After checking lower in the moments following the 10:30 a.m. ET release of fresh storage data (70 Bcf injection), the natural gas futures market worked its way higher late Thursday morning and afternoon as buyers sided with the seasonal tendency for prices to climb during the month of September. As it turns out, that buying was enough to withstand two distinct selling surges Thursday morning as technical traders attempted to induce a move below key support levels at $4.55 and $4.44. October finished the session at $4.81, up 11.6 cents for the session.

According to the Energy Information Administration, storage increased 70 Bcf to 2,389 Bcf as of Friday, Aug. 29. On face value, the 70 Bcf refill was slightly bullish as it fell near the bottom end of the 70-75 Bcf range of consensus estimates. However, local traders had bet heavily on the number being bullish and had uncharacteristically rallied the October contract to a $4.81 high in the moments before the report was released. The market first dipped following the 70 Bcf report, but then quickly rebounded to etch a new high for the week.

Storage is now 392 Bcf less than last year at this time and 175 Bcf less than the five-year average. With nine weeks left in the typical storage injection season, the market will need to inject an average of 68 Bcf a week to reach the 3,000 Bcf threshold by Nov. 1. Thus far this injection season, the market has stored an average of 88 Bcf a week. Historically, storage injections pick up in the month of September as the weather cools. Early expectations call for an injection next Thursday in the 70-80 Bcf range. Last year at that time the market built 74 Bcf into inventories.
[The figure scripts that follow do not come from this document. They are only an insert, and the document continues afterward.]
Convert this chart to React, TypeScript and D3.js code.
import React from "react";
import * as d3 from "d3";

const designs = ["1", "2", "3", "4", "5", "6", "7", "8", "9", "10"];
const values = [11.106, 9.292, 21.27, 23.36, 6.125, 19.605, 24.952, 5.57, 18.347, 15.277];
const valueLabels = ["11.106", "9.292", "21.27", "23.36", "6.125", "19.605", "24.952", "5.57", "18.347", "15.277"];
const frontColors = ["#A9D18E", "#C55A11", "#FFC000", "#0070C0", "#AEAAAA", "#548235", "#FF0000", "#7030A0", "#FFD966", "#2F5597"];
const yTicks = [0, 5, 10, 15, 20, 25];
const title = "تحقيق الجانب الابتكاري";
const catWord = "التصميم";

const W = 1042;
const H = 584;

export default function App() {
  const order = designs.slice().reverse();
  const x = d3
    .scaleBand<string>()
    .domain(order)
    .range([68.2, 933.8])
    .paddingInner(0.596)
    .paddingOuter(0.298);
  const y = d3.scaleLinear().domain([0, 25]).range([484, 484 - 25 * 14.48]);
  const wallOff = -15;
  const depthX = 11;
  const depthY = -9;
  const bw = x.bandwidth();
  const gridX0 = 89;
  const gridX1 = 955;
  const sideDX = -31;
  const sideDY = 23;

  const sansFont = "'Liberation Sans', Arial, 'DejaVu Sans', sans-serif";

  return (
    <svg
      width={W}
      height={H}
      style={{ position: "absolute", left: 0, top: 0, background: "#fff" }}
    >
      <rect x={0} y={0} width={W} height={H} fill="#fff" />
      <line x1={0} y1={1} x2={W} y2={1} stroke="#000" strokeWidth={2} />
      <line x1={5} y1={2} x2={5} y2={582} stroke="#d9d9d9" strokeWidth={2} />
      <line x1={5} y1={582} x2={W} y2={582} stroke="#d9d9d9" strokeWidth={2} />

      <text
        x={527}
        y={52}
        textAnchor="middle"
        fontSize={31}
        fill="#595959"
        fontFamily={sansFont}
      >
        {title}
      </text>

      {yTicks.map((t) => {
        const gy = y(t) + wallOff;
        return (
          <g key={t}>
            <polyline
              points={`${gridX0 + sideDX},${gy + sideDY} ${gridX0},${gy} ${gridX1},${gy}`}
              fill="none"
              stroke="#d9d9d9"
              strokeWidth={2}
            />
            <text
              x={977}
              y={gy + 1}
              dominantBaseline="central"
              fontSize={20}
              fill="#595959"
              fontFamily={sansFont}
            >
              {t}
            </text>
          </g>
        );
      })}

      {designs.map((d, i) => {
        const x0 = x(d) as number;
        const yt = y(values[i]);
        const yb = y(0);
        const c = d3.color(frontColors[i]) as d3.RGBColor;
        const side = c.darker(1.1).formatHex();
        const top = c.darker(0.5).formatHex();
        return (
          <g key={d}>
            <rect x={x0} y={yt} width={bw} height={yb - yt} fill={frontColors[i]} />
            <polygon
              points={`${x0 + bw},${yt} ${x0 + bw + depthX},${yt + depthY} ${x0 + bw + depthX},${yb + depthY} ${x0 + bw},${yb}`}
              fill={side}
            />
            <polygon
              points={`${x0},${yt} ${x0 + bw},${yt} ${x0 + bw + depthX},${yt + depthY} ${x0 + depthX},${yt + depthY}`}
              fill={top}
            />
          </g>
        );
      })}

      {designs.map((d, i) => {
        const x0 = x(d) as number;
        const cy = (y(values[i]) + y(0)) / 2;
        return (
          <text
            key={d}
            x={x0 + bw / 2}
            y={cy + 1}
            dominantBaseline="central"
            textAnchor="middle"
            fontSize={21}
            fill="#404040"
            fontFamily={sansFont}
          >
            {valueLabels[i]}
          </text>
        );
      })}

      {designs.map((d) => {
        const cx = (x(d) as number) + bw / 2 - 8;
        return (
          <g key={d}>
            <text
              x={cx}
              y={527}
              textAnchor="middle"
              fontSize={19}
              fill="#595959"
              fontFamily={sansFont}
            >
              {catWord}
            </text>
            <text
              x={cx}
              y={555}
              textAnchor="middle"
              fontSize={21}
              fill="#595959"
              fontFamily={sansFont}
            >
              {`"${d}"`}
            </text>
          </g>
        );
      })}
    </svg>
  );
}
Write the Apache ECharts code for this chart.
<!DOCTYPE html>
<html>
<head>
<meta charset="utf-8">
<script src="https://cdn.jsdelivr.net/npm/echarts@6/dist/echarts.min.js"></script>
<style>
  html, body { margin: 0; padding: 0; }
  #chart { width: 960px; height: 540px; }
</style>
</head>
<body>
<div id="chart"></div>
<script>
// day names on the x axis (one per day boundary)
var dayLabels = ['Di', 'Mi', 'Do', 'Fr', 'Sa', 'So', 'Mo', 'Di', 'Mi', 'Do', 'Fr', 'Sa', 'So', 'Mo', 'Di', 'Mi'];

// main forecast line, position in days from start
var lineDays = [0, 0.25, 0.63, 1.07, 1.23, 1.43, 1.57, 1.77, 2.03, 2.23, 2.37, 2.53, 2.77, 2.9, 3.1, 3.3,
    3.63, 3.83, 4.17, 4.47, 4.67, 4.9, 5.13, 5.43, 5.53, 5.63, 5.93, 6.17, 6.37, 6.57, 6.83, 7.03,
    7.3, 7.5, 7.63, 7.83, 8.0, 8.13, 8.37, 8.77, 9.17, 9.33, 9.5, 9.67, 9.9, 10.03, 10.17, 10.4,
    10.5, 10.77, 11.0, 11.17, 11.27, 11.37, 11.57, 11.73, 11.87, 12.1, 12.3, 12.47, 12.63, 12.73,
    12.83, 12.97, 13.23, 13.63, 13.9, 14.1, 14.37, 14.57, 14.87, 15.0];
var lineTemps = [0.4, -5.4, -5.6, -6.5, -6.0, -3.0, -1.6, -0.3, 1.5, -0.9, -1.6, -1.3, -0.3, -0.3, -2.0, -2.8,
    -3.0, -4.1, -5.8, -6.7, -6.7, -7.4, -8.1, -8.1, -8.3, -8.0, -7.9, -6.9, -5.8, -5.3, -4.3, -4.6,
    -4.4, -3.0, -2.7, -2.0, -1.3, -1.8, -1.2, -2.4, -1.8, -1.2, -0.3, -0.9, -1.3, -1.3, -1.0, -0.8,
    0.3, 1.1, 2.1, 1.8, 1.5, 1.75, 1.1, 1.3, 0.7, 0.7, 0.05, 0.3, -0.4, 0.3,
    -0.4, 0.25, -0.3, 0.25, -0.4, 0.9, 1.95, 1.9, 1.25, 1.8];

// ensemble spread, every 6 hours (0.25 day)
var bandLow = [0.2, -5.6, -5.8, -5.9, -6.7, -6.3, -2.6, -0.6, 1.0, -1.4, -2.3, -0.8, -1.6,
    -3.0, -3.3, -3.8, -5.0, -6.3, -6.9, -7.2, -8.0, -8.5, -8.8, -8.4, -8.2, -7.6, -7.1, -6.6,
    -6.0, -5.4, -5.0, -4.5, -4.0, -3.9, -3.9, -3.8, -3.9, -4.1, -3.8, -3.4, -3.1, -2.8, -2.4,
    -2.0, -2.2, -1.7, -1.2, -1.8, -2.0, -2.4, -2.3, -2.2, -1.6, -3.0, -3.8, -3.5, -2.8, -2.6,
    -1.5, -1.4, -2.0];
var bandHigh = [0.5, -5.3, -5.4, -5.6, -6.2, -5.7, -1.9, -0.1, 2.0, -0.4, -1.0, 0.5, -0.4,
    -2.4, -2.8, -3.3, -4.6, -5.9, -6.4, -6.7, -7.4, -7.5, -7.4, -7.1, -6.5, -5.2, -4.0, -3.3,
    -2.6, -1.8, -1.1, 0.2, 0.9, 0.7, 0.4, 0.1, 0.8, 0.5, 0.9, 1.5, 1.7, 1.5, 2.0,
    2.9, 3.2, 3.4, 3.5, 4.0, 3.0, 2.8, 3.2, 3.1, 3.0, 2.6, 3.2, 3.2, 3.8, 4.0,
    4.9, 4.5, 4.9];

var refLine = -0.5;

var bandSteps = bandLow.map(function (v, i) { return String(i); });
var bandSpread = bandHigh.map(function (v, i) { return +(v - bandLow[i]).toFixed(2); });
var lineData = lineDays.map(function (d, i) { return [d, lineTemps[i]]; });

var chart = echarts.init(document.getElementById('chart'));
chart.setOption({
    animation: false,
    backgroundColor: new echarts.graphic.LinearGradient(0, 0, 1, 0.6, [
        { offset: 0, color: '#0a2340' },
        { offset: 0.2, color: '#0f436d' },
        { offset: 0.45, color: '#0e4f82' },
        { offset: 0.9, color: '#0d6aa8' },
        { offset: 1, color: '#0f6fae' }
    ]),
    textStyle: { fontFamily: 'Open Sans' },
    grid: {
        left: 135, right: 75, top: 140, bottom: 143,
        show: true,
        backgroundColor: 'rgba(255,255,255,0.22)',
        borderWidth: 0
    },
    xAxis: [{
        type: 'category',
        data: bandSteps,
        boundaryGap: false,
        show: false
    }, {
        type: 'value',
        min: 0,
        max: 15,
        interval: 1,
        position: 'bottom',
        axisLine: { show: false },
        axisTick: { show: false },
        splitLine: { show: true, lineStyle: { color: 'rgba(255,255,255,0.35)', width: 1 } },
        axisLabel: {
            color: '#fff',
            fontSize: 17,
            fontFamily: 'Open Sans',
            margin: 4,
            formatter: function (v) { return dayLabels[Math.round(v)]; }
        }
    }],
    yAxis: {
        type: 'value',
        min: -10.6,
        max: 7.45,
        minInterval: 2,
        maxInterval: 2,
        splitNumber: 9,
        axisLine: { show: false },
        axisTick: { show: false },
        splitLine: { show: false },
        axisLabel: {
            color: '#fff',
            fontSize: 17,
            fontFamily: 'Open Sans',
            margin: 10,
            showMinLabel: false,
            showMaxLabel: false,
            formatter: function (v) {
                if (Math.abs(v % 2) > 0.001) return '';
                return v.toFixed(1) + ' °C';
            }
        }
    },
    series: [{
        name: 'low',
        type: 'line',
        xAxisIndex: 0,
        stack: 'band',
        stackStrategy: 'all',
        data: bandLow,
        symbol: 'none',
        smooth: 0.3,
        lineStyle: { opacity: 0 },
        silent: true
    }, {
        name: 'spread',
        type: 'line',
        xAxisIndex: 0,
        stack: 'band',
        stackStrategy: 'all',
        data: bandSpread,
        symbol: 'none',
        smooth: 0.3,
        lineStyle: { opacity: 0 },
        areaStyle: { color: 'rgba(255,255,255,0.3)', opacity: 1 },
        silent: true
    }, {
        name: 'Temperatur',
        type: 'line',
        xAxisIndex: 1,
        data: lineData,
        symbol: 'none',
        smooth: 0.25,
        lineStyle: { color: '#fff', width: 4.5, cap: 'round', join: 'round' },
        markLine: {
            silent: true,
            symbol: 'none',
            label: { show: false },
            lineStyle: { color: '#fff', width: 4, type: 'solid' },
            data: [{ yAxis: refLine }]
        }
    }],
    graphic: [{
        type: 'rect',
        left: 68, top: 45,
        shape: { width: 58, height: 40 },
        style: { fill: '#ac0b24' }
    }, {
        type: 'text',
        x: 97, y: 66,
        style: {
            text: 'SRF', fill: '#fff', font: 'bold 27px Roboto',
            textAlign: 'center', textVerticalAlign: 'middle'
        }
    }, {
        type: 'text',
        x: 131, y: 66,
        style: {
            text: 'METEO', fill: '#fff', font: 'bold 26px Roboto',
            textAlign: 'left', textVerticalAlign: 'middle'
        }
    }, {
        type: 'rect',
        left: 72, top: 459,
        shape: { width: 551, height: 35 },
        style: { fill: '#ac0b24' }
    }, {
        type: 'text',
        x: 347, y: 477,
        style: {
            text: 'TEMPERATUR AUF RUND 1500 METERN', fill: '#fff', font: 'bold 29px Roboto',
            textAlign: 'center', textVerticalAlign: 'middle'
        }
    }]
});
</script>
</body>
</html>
“The number should have been constructive,” said George Leide of Rafferty Technical Research in New York, who was surprised by the market’s post-storage sell-off. “It was 7 Bcf lower than our poll of market participants.” He went on to suggest that the low storage number might be attributable to excess demand caused by remnants of the blackout.

Though admitting that the market’s late morning strength was admirable, Leide will not be convinced the market is out of the woods until a move back above $5.00 is followed by a daily close of $4.93 or higher. “Technically the market has broken down and charts need to be repaired before we can rule out a continuation to the downside.”

Specifically, Leide sees support at $4.44 and might suggest cautiously buying in front of that level. Should the market prove him wrong a sell-stop at $4.37 would limit his losses. “Any longs you put on here you need to be nimble with. The market is not in good shape.”

However, Craig Coberly of GSC Energy in Atlanta was more encouraged by the market’s strength and believes this Thursday’s action could be the prelude to a move back above the $6.00 level. “As discussed before, I’ll initially look for a partial retracement of the decline from the February high, but watch for a more bullish possibility,” he wrote in a note to customers Thursday.

After being skeptical of the market’s chances, Tim Evans of IFR Pegasus in New York has also jumped on the bulls’ bandwagon. “The 70 Bcf in DOE storage injections for last week was on the low end of the range of expectations, although it still managed to better both the 65 Bcf tally from last year as well as the 59 Bcf five-year average refill.” Evans goes on to note that the relatively narrow margin by which the market bettered those benchmarks is constructive and possibly indicative of a shift in the underlying supply and demand. “This may finally be some evidence of the returning industrial demand that was rumored [lost] during the market’s somewhat premature August rally.”